Iranian pharmacists across the country gathered in front of the parliament on Wednesday protesting against the widespread corruption and the monopoly of the Iran’s Society Pharmacists.
“The Iran Pharmacists Association, whose members are the owners of pharmaceutical companies and pharmacies across the country, rather than being a representative for us and conveying our problems, has essentially become the lever of oppression pharmacists,” a pharmacist told Avatoday on condition of anonymity.
Two sources confirmed to Avatoday that some medicines, which are in shortage, have been offered at higher prices in the black market by some pharmacies.

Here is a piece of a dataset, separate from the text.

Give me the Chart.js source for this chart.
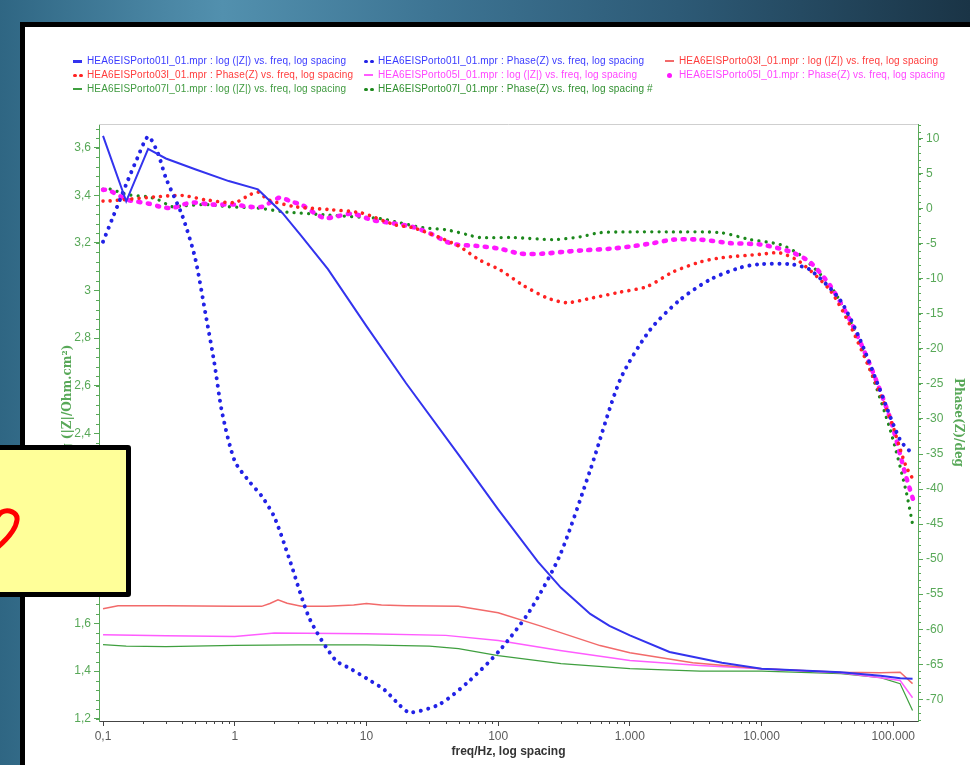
<!DOCTYPE html>
<html><head><meta charset="utf-8">
<script src="https://cdn.jsdelivr.net/npm/chart.js@4.4.1/dist/chart.umd.min.js"></script>
<style>
html,body{margin:0;padding:0;width:970px;height:765px;overflow:hidden;}
body{position:relative;background:linear-gradient(to right,#2f6683 0%,#4a86a4 17%,#5290ae 23%,#3d7493 45%,#2d5a76 70%,#1a3446 100%);}
#panel{position:absolute;left:20px;top:22px;width:960px;height:760px;background:#fff;border-left:5px solid #000;border-top:5px solid #000;}
#c{position:absolute;left:25px;top:27px;}
.lg{position:absolute;font:10px 'Liberation Sans',Arial,sans-serif;letter-spacing:0.15px;white-space:nowrap;height:14px;line-height:14px;}
.mk{display:inline-block;position:relative;width:10px;height:14px;vertical-align:top;margin-right:4px;}
.mk i{position:absolute;display:block;}
#note{position:absolute;left:-10px;top:445px;width:141px;height:152px;box-sizing:border-box;border:5px solid #000;border-radius:3px;background:#ffff99;}
#glyph{position:absolute;left:0;top:500px;}
</style></head>
<body>
<div id="panel"></div>
<canvas id="c" width="945" height="738"></canvas>
<div id="legend"></div>
<div id="note"></div>
<svg id="glyph" width="30" height="60"><path d="M-2 47 C 6 40, 16 29, 17 20 C 18 12, 8 9, 2 12 C -1 14, -3 17, -4 20" stroke="#ff0000" stroke-width="5" fill="none" stroke-linecap="round"/></svg>
<script>
// ---------- data ----------
const xTickValues = [0.1, 1, 10, 100, 1000, 10000, 100000];
const xTickLabels = ['0,1', '1', '10', '100', '1.000', '10.000', '100.000'];
const leftTickValues = [1.2, 1.4, 1.6, 1.8, 2, 2.2, 2.4, 2.6, 2.8, 3, 3.2, 3.4, 3.6];
const rightTickValues = [-70, -65, -60, -55, -50, -45, -40, -35, -30, -25, -20, -15, -10, -5, 0, 5, 10];

const legendLabels = [
  'HEA6EISPorto01I_01.mpr : log (|Z|) vs. freq, log spacing',
  'HEA6EISPorto01I_01.mpr : Phase(Z) vs. freq, log spacing',
  'HEA6EISPorto03I_01.mpr : log (|Z|) vs. freq, log spacing',
  'HEA6EISPorto03I_01.mpr : Phase(Z) vs. freq, log spacing',
  'HEA6EISPorto05I_01.mpr : log (|Z|) vs. freq, log spacing',
  'HEA6EISPorto05I_01.mpr : Phase(Z) vs. freq, log spacing',
  'HEA6EISPorto07I_01.mpr : log (|Z|) vs. freq, log spacing',
  'HEA6EISPorto07I_01.mpr : Phase(Z) vs. freq, log spacing #'
];

// sample 01 : log|Z|
const fZ01 = [0.1, 0.15, 0.22, 0.3, 0.5, 0.9, 1.5, 2.3, 3.2, 5.1, 10, 20, 50, 100, 200, 300, 500, 700, 1000, 2000, 5000, 10000, 40000, 80000, 113000, 140000];
const logZ01 = [3.65, 3.375, 3.595, 3.555, 3.51, 3.46, 3.425, 3.326, 3.23, 3.09, 2.85, 2.61, 2.31, 2.08, 1.86, 1.75, 1.64, 1.59, 1.55, 1.48, 1.435, 1.41, 1.395, 1.38, 1.37, 1.368];
// sample 01 : phase
const fP01 = [0.1, 0.12, 0.15, 0.18, 0.22, 0.26, 0.3, 0.4, 0.5, 0.6, 0.7, 0.8, 1.0, 1.3, 1.6, 2.0, 2.6, 3.7, 5.8, 7.5, 10.6, 13.8, 18, 21.4, 36, 61, 103, 175, 295, 500, 843, 1420, 2400, 4060, 6870, 9770, 16400, 23300, 39400, 56000, 79400, 112700, 140000];
const phase01 = [-4.7, -1, 3.5, 7, 10.3, 8, 4.4, -1, -7, -15, -22, -29, -36, -39, -41, -44, -50, -58.5, -64.4, -65.6, -67.3, -68.7, -70.9, -71.9, -70.7, -67.3, -63, -57.3, -49.4, -37.3, -24.4, -17.3, -13, -10.1, -8.4, -7.9, -7.9, -8.7, -13, -18.7, -25.9, -33, -35];

// sample 03 : log|Z|
const fZ03 = [0.1, 0.13, 0.3, 1.0, 1.6, 1.85, 2.13, 2.5, 3.2, 5, 8, 10, 13, 20, 50, 100, 208, 594, 1000, 3000, 10000, 40000, 80000, 112700, 140000];
const logZ03 = [1.662, 1.675, 1.675, 1.672, 1.672, 1.684, 1.70, 1.685, 1.672, 1.672, 1.678, 1.684, 1.678, 1.675, 1.672, 1.645, 1.59, 1.507, 1.477, 1.435, 1.41, 1.395, 1.393, 1.395, 1.347];
// sample 03 : phase
const fP03 = [0.1, 0.109, 0.248, 0.40, 0.595, 1.0, 1.3, 1.5, 1.79, 2.86, 5.1, 9.2, 16.5, 22.5, 36, 51, 72, 103, 154, 234, 332, 524, 840, 1350, 2130, 3410, 4860, 9770, 13800, 19600, 33000, 46900, 66700, 95000, 124000, 140000];
const phase03 = [1.1, 1.1, 1.7, 1.9, 1.3, 0.9, 2.0, 2.4, 1.3, 0.3, -0.1, -0.6, -2.3, -2.7, -4.1, -5.4, -7.3, -8.7, -10.9, -12.7, -13.4, -12.7, -11.9, -11.1, -9, -7.6, -7, -6.5, -6.3, -7.6, -11.6, -16.6, -23, -30, -36.6, -38.5];

// sample 05 : log|Z|
const fZ05 = [0.1, 0.3, 1, 2, 10, 40, 100, 295, 1000, 3400, 10000, 40000, 80000, 112700, 140000];
const logZ05 = [1.553, 1.548, 1.545, 1.56, 1.557, 1.55, 1.528, 1.486, 1.444, 1.423, 1.41, 1.393, 1.372, 1.36, 1.288];
// sample 05 : phase
const fP05 = [0.1, 0.109, 0.152, 0.184, 0.227, 0.271, 0.334, 0.405, 0.483, 0.67, 1.0, 1.27, 1.62, 2.2, 2.7, 3.2, 4.8, 7.8, 11, 15, 22.5, 32, 40.4, 48, 69, 103, 147, 220, 332, 470, 710, 1000, 1500, 2130, 3410, 5750, 9770, 16400, 23300, 33000, 46900, 66700, 95000, 124000, 142000];
const phase05 = [2.7, 2.7, 1.3, 1.0, 0.7, 0.3, 0.1, 0.6, 0.9, 0.6, 0.6, 0.3, 0.3, 1.6, 1.0, 0.6, -1.3, -0.7, -1.6, -2.0, -2.6, -3.7, -4.7, -5.1, -5.3, -5.7, -6.4, -6.4, -6.1, -5.9, -5.7, -5.4, -4.9, -4.4, -4.4, -4.9, -5.1, -6.1, -7.6, -10.9, -15.9, -22.3, -30, -38, -41.6];

// sample 07 : log|Z|
const fZ07 = [0.1, 0.15, 0.3, 1, 3, 10, 30, 50, 100, 300, 1000, 3400, 10000, 40000, 80000, 112700, 140000];
const logZ07 = [1.511, 1.505, 1.503, 1.508, 1.51, 1.51, 1.505, 1.494, 1.465, 1.431, 1.41, 1.40, 1.40, 1.389, 1.372, 1.347, 1.234];
// sample 07 : phase
const fP07 = [0.1, 0.113, 0.155, 0.22, 0.262, 0.334, 0.398, 0.595, 0.89, 1.5, 2.29, 5.1, 12.6, 18, 26.8, 40.4, 58.6, 72, 129, 264, 420, 596, 1000, 2130, 4860, 8200, 13800, 19600, 33000, 46900, 66700, 95000, 124000, 142000];
const phase07 = [2.8, 2.8, 2.0, 1.7, 1.3, 0.3, 0.4, 0.6, 0.3, 0.1, -0.4, -0.9, -1.4, -2.0, -2.7, -3.0, -3.7, -4.1, -4.1, -4.4, -4.0, -3.4, -3.3, -3.3, -3.4, -4.4, -5.1, -6.6, -10.9, -15.9, -23, -31.6, -40, -45.6];

// ---------- chart ----------
const GREEN = '#58a858';
const xMin = 0.0932, xMax = 154000;
const pts = (xs, ys) => xs.map((x, i) => ({x: x, y: ys[i]}));

Chart.defaults.font.family = "'Liberation Sans', Arial, sans-serif";

const solid = (label, xs, ys, color, w, legendText) => ({
  label, data: pts(xs, ys), yAxisID: 'y', borderColor: color, borderWidth: w,
  pointRadius: 0, tension: 0, fill: false, legendMarker: 'line', legendText
});
const dotted = (label, xs, ys, color, w, dash, legendText, marker) => ({
  label, data: pts(xs, ys), yAxisID: 'y1', borderColor: color, borderWidth: w,
  borderDash: dash, borderCapStyle: 'round', borderJoinStyle: 'round',
  pointRadius: 0, tension: 0.25, fill: false, legendMarker: marker || 'dots', legendText
});

const datasets = [
  solid(legendLabels[0], fZ01, logZ01, '#3333ee', 2, '#3a3aff'),
  dotted(legendLabels[1], fP01, phase01, '#2222e6', 4, [0.01, 7.5], '#3a3aff'),
  solid(legendLabels[2], fZ03, logZ03, '#f26a6a', 1.5, '#ff3c3c'),
  dotted(legendLabels[3], fP03, phase03, '#ff2222', 3.6, [0.01, 7.2], '#ff3c3c'),
  solid(legendLabels[4], fZ05, logZ05, '#ff5cff', 1.5, '#ff44ff'),
  dotted(legendLabels[5], fP05, phase05, '#ff18ff', 4.6, [2, 7.5], '#ff44ff', 'dot'),
  solid(legendLabels[6], fZ07, logZ07, '#3f9f3f', 1.2, '#3f9a3f'),
  dotted(legendLabels[7], fP07, phase07, '#1c881c', 3.3, [0.01, 7.2], '#2f8f2f')
];

const frameAndMinorTicks = {
  id: 'frameAndMinorTicks',
  afterDraw(chart) {
    const ctx = chart.ctx;
    const {left, right, top, bottom} = chart.chartArea;
    const yL = chart.scales.y, yR = chart.scales.y1, xs = chart.scales.x;
    ctx.save();
    ctx.lineWidth = 1;
    ctx.strokeStyle = '#cfcfcf';
    ctx.beginPath(); ctx.moveTo(left, top + 0.5); ctx.lineTo(right, top + 0.5); ctx.stroke();
    ctx.strokeStyle = GREEN;
    ctx.beginPath();
    for (let i = 0; i <= 63; i++) {
      const p = Math.round(yL.getPixelForValue(1.2 + i * 0.04)) + 0.5;
      if (p < top || p > bottom) continue;
      ctx.moveTo(left - 3, p); ctx.lineTo(left, p);
    }
    for (let v = -73; v <= 12; v++) {
      const p = Math.round(yR.getPixelForValue(v)) + 0.5;
      if (p < top || p > bottom) continue;
      ctx.moveTo(right, p); ctx.lineTo(right + 3, p);
    }
    ctx.stroke();
    ctx.strokeStyle = '#444';
    ctx.beginPath();
    for (let d = -2; d <= 5; d++) {
      for (let m = 2; m <= 9; m++) {
        const f = m * Math.pow(10, d);
        if (f < xMin || f > xMax) continue;
        const p = Math.round(xs.getPixelForValue(f)) + 0.5;
        ctx.moveTo(p, bottom); ctx.lineTo(p, bottom + 3);
      }
    }
    ctx.stroke();
    ctx.restore();
  }
};

const chart = new Chart(document.getElementById('c'), {
  type: 'line',
  data: {datasets},
  options: {
    responsive: false, animation: false, events: [],
    layout: {padding: {top: 97, left: 0, right: 0, bottom: 0}},
    plugins: {legend: {display: false}, tooltip: {enabled: false}},
    scales: {
      x: {
        type: 'logarithmic', position: 'bottom', min: xMin, max: xMax,
        afterBuildTicks: s => { s.ticks = xTickValues.map(v => ({value: v})); },
        afterFit: s => { s.height = 44; },
        ticks: {autoSkip: false, maxRotation: 0, color: '#5a5a5a', font: {size: 12}, padding: 3,
                callback: (v, i) => xTickLabels[i]},
        grid: {drawOnChartArea: false, drawTicks: true, tickLength: 5, tickColor: '#444'},
        border: {display: true, color: '#444'},
        title: {display: true, text: 'freq/Hz, log spacing', color: '#333',
                font: {size: 12, weight: 'bold'}, padding: {top: 0, bottom: 6}}
      },
      y: {
        type: 'linear', position: 'left', min: 1.19, max: 3.7,
        afterBuildTicks: s => { s.ticks = leftTickValues.map(v => ({value: v})); },
        afterFit: s => { s.width = 74; },
        ticks: {color: GREEN, font: {size: 12}, padding: 3,
                callback: v => String(v).replace('.', ',')},
        grid: {drawOnChartArea: false, drawTicks: true, tickLength: 5, tickColor: GREEN},
        border: {display: true, color: GREEN},
        title: {display: true, text: '\u2003\u2003\u2003log (|Z|/Ohm.cm²)', color: GREEN,
                font: {family: "'DejaVu Serif', serif", size: 12, weight: 'bold'}, padding: {top: 36, bottom: 0}}
      },
      y1: {
        type: 'linear', position: 'right', min: -73.1, max: 12.1,
        afterBuildTicks: s => { s.ticks = rightTickValues.map(v => ({value: v})); },
        afterFit: s => { s.width = 52; },
        ticks: {color: GREEN, font: {size: 12}, padding: 3},
        grid: {drawOnChartArea: false, drawTicks: true, tickLength: 5, tickColor: GREEN},
        border: {display: true, color: GREEN},
        title: {display: true, text: 'Phase(Z)/deg', color: GREEN,
                font: {family: "'DejaVu Serif', serif", size: 12, weight: 'bold'}, padding: {top: 5, bottom: 0}}
      }
    }
  },
  plugins: [frameAndMinorTicks]
});

// ---------- HTML legend built from the chart's datasets ----------
const legendCols = [73, 364, 665];
const legendRows = [54, 68, 82];
const legendBox = document.getElementById('legend');
chart.data.datasets.forEach((ds, i) => {
  const div = document.createElement('div');
  div.className = 'lg';
  div.style.left = legendCols[i % 3] + 'px';
  div.style.top = legendRows[Math.floor(i / 3)] + 'px';
  div.style.color = ds.legendText;
  const mk = document.createElement('span');
  mk.className = 'mk';
  if (ds.legendMarker === 'line') {
    const h = ds.borderWidth >= 2 ? 3 : 2;
    mk.innerHTML = `<i style="left:0;top:${7 - h / 2}px;width:9px;height:${h}px;background:${ds.borderColor}"></i>`;
  } else if (ds.legendMarker === 'dots') {
    mk.innerHTML = `<i style="left:0;top:5.5px;width:3.5px;height:3.5px;border-radius:50%;background:${ds.borderColor}"></i>` +
                   `<i style="left:6px;top:5.5px;width:3.5px;height:3.5px;border-radius:50%;background:${ds.borderColor}"></i>`;
  } else {
    mk.innerHTML = `<i style="left:2px;top:4.5px;width:5px;height:5px;border-radius:50%;background:${ds.borderColor}"></i>`;
  }
  const t = document.createElement('span');
  t.textContent = ds.label;
  div.appendChild(mk);
  div.appendChild(t);
  legendBox.appendChild(div);
});
</script>
</body></html>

“The process of getting a license for a pharmacy takes from 10 to 20 years, depending on the city and region” another pharmacist said, “alternatively, pharmacists need to pay 3 to 5 billion tomans ($120,000 to $200,000) to purchase a license.”

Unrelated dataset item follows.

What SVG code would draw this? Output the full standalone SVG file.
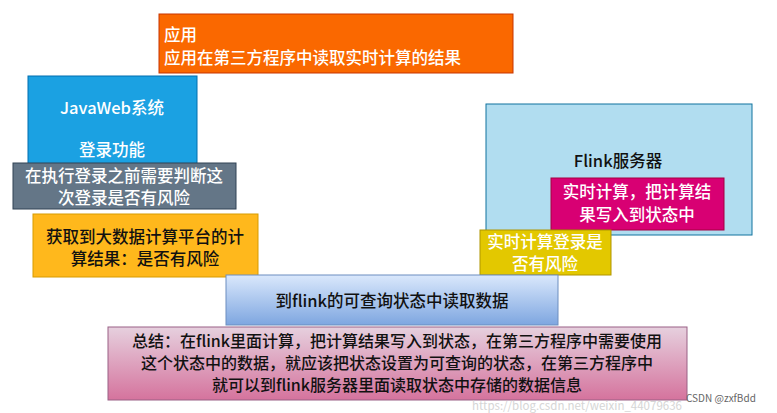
<svg xmlns="http://www.w3.org/2000/svg" width="777" height="413" viewBox="0 0 777 413">
<defs>
<linearGradient id="gb" x1="0" y1="0" x2="0" y2="1"><stop offset="0" stop-color="#dae8fc"/><stop offset="1" stop-color="#7ea6e0"/></linearGradient>
<linearGradient id="gp" x1="0" y1="0" x2="0" y2="1"><stop offset="0" stop-color="#e6d0de"/><stop offset="1" stop-color="#d5739d"/></linearGradient>
</defs>
<style>
text{font-family:"Noto Sans CJK SC","Liberation Sans",sans-serif;font-size:16.5px;font-weight:500}
.w{fill:#fff}.d{fill:#111}.s{font-size:16px}
</style>
<rect width="777" height="413" fill="#fff"/>
<g id="app"><rect x="159" y="14" width="354" height="59" fill="#fa6800" stroke="#c73500"/>
<text class="w" x="164" y="41">应用</text><text class="w" x="164" y="64">应用在第三方程序中读取实时计算的结果</text></g>
<g id="javaweb"><rect x="28" y="76" width="169" height="95" fill="#1ba1e2" stroke="#006eaf"/>
<text class="w" x="112" y="114" text-anchor="middle">JavaWeb系统</text><text class="w" x="112" y="156" text-anchor="middle">登录功能</text></g>
<g id="judge"><rect x="13" y="163" width="223" height="46" fill="#647687" stroke="#314354"/>
<text class="w" x="124" y="182" text-anchor="middle">在执行登录之前需要判断这</text><text class="w" x="124" y="204" text-anchor="middle">次登录是否有风险</text></g>
<g id="result"><rect x="33" y="214" width="225" height="63" fill="#ffb81c" stroke="#d79b00"/>
<text class="d" x="145" y="243" text-anchor="middle">获取到大数据计算平台的计</text><text class="d" x="145" y="265" text-anchor="middle">算结果：是否有风险</text></g>
<g id="flink"><rect x="486" y="104" width="266" height="131" fill="#b1ddf0" stroke="#10739e"/>
<text class="d" x="618" y="167" text-anchor="middle">Flink服务器</text></g>
<g id="realtime"><rect x="551" y="178" width="173" height="52" fill="#d80073" stroke="#a50040"/>
<text class="w" x="637" y="198" text-anchor="middle">实时计算，把计算结</text><text class="w" x="637" y="221" text-anchor="middle">果写入到状态中</text></g>
<g id="loginrisk"><rect x="480" y="230" width="131" height="45" fill="#e3c800" stroke="#b09500"/>
<text class="w" x="545" y="248" text-anchor="middle">实时计算登录是</text><text class="w" x="545" y="270" text-anchor="middle">否有风险</text></g>
<g id="query"><rect x="226" y="275" width="332" height="50" fill="url(#gb)" stroke="#6c8ebf"/>
<text class="d" x="392" y="307" text-anchor="middle">到flink的可查询状态中读取数据</text></g>
<g id="summary"><rect x="108" y="327" width="579" height="73" fill="url(#gp)" stroke="#996185"/>
<text class="d s" x="397" y="347" text-anchor="middle">总结：在flink里面计算，把计算结果写入到状态，在第三方程序中需要使用</text>
<text class="d s" x="397" y="369" text-anchor="middle">这个状态中的数据，就应该把状态设置为可查询的状态，在第三方程序中</text>
<text class="d s" x="397" y="391" text-anchor="middle">就可以到flink服务器里面读取状态中存储的数据信息</text></g>
<g id="connectors"></g>
<text x="472" y="410" style="font-size:11.5px;font-weight:400" fill="#ccc" opacity="0.8">https://blog.csdn.net/weixin_44079636</text>
<text x="686" y="402" style="font-size:10px;font-weight:400" fill="#666">CSDN @zxfBdd</text>
</svg>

Most pharmacy owners in Iran are not pharmacists themselves but have bought licenses through members of the Pharmacists Association and the commanders of the Iranian Revolutionary Guard Corps (IRGC), and under a pharmacist’s name.
Based on Avatoday's investigations, currently 70 to75% of Tehran's pharmacies belong to people other than professional pharmacists.
The main demand of the pharmacists is to change the structure of the Society Pharmacists in a way that its members are selected by pharmacists themselves.
Removing the establishment of pharmacies from the monopoly of certain individuals is also a demand of the protesters.